Another important clause is the timeframe for filing claims. Policies often impose strict deadlines for reporting losses, which can range from a few days to several months. Failure to meet these deadlines may result in claim denial, even if the damage is covered. Some policies also require policyholders to take reasonable steps to prevent further damage, such as boarding up windows or making temporary repairs. Insurers may request documentation, such as receipts for emergency repairs or photos of the damage, to verify these steps were taken.

Disputed Claims

Disagreements over whether an event qualifies as an Act of God can lead to claim denials, delayed payouts, or legal battles. Insurers scrutinize claims to determine whether the damage was truly unavoidable or if contributing factors, such as poor maintenance or pre-existing structural weaknesses, played a role. Policyholders may find themselves in a difficult position when insurers argue that the loss resulted from a combination of covered and excluded causes, a common issue in concurrent causation disputes. Some policies contain anti-concurrent causation clauses, which allow insurers to deny a claim if an excluded peril contributed to the loss in any way, even if a covered peril was also involved.

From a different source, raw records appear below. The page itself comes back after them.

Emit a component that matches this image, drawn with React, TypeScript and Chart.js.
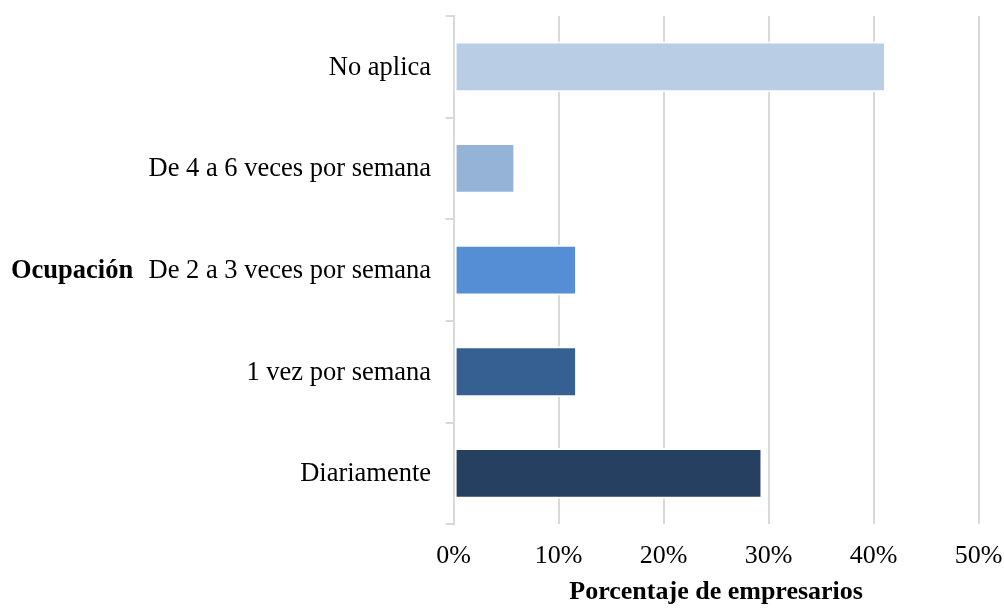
import React, { useEffect, useRef } from "react";
import { Chart, registerables } from "chart.js";

Chart.register(...registerables);

const categories = [
  "No aplica",
  "De 4 a 6 veces por semana",
  "De 2 a 3 veces por semana",
  "1 vez por semana",
  "Diariamente",
];
const values = [41.18, 5.88, 11.76, 11.76, 29.41];
const barColors = ["#b9cde5", "#95b3d7", "#558ed5", "#376092", "#254061"];
const xTickMax = 50;
const xTickStep = 10;
const xTitle = "Porcentaje de empresarios";
const yTitle = "Ocupación";

const FONT = "'Liberation Serif', 'Times New Roman', serif";

const yTitlePlugin = {
  id: "yTitleHorizontal",
  afterDraw(chart: any) {
    const ctx = chart.ctx;
    const area = chart.chartArea;
    ctx.save();
    ctx.font = `bold 26.5px ${FONT}`;
    ctx.fillStyle = "#000000";
    ctx.textAlign = "left";
    ctx.textBaseline = "middle";
    ctx.fillText(yTitle, 11, (area.top + area.bottom) / 2 + 1);
    ctx.restore();
  },
};

export default function App() {
  const ref = useRef<HTMLCanvasElement | null>(null);

  useEffect(() => {
    document.body.style.margin = "0";
    const canvas = ref.current;
    if (!canvas) return;
    const chart = new Chart(canvas, {
      type: "bar",
      data: {
        labels: categories,
        datasets: [
          {
            data: values,
            backgroundColor: barColors,
            borderColor: "#ffffff",
            borderWidth: 2,
            borderSkipped: false,
            barPercentage: 1,
            categoryPercentage: 0.5,
          },
        ],
      },
      options: {
        indexAxis: "y",
        animation: false,
        responsive: false,
        maintainAspectRatio: false,
        layout: { padding: { left: 0, top: 16, right: 25.3, bottom: 0 } },
        plugins: {
          legend: { display: false },
          tooltip: { enabled: false },
          title: { display: false },
        },
        scales: {
          x: {
            type: "linear",
            min: 0,
            max: xTickMax,
            ticks: {
              stepSize: xTickStep,
              callback: (v: any) => `${v}%`,
              font: { family: FONT, size: 26 },
              color: "#000000",
              padding: 16,
              maxRotation: 0,
            },
            grid: {
              color: "#d9d9d9",
              lineWidth: 2,
              drawTicks: false,
            },
            border: { display: false },
            title: {
              display: true,
              text: xTitle,
              font: { family: FONT, size: 26, weight: "bold" },
              color: "#000000",
              padding: { top: 0, bottom: 0 },
            },
            afterFit: (scale: any) => {
              scale.height = 83.8;
              scale.paddingLeft = 0;
              scale.paddingRight = 0;
              scale.paddingTop = 0;
              scale.paddingBottom = 0;
            },
          },
          y: {
            type: "category",
            ticks: {
              font: { family: FONT, size: 26.5 },
              color: "#000000",
              padding: 14.5,
              labelOffset: 1,
            },
            grid: {
              offset: true,
              drawOnChartArea: false,
              drawTicks: true,
              tickLength: 8,
              color: "#d9d9d9",
              lineWidth: 2,
            },
            border: { display: true, color: "#d9d9d9", width: 2 },
            afterFit: (scale: any) => {
              scale.width = 453.6;
              scale.paddingLeft = 0;
              scale.paddingRight = 0;
              scale.paddingTop = 0;
              scale.paddingBottom = 0;
            },
          },
        },
      },
      plugins: [yTitlePlugin],
    } as any);
    return () => chart.destroy();
  }, []);

  return (
    <div style={{ width: 1004, height: 608, background: "#ffffff" }}>
      <canvas ref={ref} width={1004} height={608} style={{ display: "block" }} />
    </div>
  );
}
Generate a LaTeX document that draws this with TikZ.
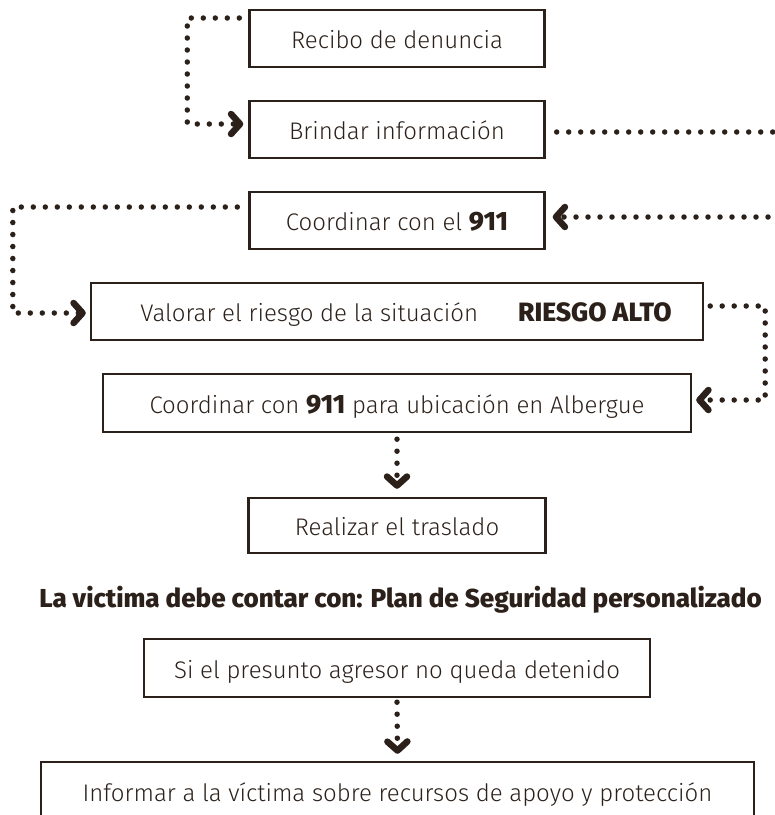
\documentclass[tikz,border=0pt]{standalone}
\usepackage{fontspec}
\IfFontExistsTF{Fira Sans Light}
  {\IfFontExistsTF{Fira Sans ExtraBold}
    {\setmainfont{Fira Sans}[UprightFont=* Light, BoldFont=* ExtraBold]}
    {\setmainfont{Fira Sans}[UprightFont=* Light, BoldFont=* Bold]}}
  {\setmainfont{Fira Sans}}
\usepackage{tikz}
\usetikzlibrary{positioning}
\usetikzlibrary{arrows.meta}
\definecolor{cafe}{RGB}{44,33,26}
\newcommand{\negrita}[1]{{\bfseries\fontsize{26.5}{28}\selectfont #1}}
\tikzstyle{process} = [rectangle, minimum width=295pt, minimum height=57pt, text centered, draw=cafe, line width=2.4pt, text=cafe, text height=24pt, text depth=4pt, font=\fontsize{24}{28}\selectfont]
\tikzstyle{titulo} = [text=cafe, text height=24pt, text depth=4pt, font=\bfseries\fontsize{26}{30}\selectfont]
\tikzstyle{dots} = [cafe, line width=5.5pt, line cap=round, dash pattern=on 0pt off 12pt]
\tikzstyle{arrow} = [dots, -{Straight Barb[length=9pt, width=20pt, line width=6.5pt, round]}]

\begin{document}
\begin{tikzpicture}[x=1pt, y=1pt, node distance=91pt]
	\useasboundingbox (0,0) rectangle (775,-815);
	\clip (0,0) rectangle (775,-815);
	\node (recibo) [process] at (397,-38.5) {Recibo de denuncia};
	\node (brindar) [process, below of=recibo] {Brindar información};
	\node (coord911) [process, below of=brindar] {Coordinar con el \negrita{911}};
	\node (valorar) [process, below of=coord911, minimum width=612pt] {\hspace*{18pt}Valorar el riesgo de la situación\hspace{40pt}\negrita{RIESGO ALTO}};
	\node (albergue) [process, below of=valorar, yshift=-0.5pt, minimum width=588pt, minimum height=58pt] {Coordinar con \negrita{911} para ubicación en Albergue};
	\node (realizar) [process, below of=albergue, yshift=-31.5pt, minimum width=297pt, minimum height=55pt] {Realizar el traslado};
	\node (plan) [titulo, below of=realizar, yshift=19.5pt, xshift=3.5pt] {La victima debe contar con: Plan de Seguridad personalizado};
	\node (presunto) [process, below of=plan, yshift=20pt, xshift=-3.5pt, minimum width=506pt, minimum height=58pt] {Si el presunto agresor no queda detenido};
	\node (informar) [process, below of=presunto, yshift=-32pt, xshift=0.5pt, minimum width=713pt, minimum height=58pt] {Informar a la víctima sobre recursos de apoyo y protección};
	\coordinate (finA) at (780,-132);
	\coordinate (finB) at (780,-217);
	%lines
	\draw [arrow] ([xshift=-9pt,yshift=20.5pt]recibo.west) -| ([xshift=-61pt,yshift=5.5pt]brindar.west) -- ([xshift=-5pt,yshift=5.5pt]brindar.west);
	\draw [dots] ([xshift=11pt,yshift=-2.5pt]brindar.east) -- (finA);
	\draw [arrow] (finB) -- ([xshift=7pt,yshift=3.5pt]coord911.east);
	\draw [arrow] ([xshift=-11pt,yshift=13.5pt]coord911.west) -| ([xshift=-77pt,yshift=-1.5pt]valorar.west) -- ([xshift=-4pt,yshift=-1.5pt]valorar.west);
	\draw [arrow] ([xshift=6pt,yshift=5.5pt]valorar.east) -| ([xshift=73pt,yshift=3pt]albergue.east) -- ([xshift=4pt,yshift=3pt]albergue.east);
	\draw [arrow] ([yshift=-6pt]albergue.south) -- ([yshift=8pt]realizar.north);
	\draw [arrow] ([yshift=-4pt]presunto.south) -- ([yshift=7pt]informar.north);
\end{tikzpicture}
\end{document}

When disputes arise, insurers may rely on independent adjusters, forensic engineers, or meteorological reports to support their position. Policyholders, in turn, may need to hire public adjusters or legal counsel to challenge the insurer’s findings. The burden of proof often falls on the insured to demonstrate that the damage was caused by a covered peril. This can be particularly challenging when dealing with ambiguous policy language or when insurers interpret exclusions broadly. In some cases, state insurance regulators may intervene if there is evidence of bad faith claim handling, such as unjustified delays or failure to properly investigate a loss.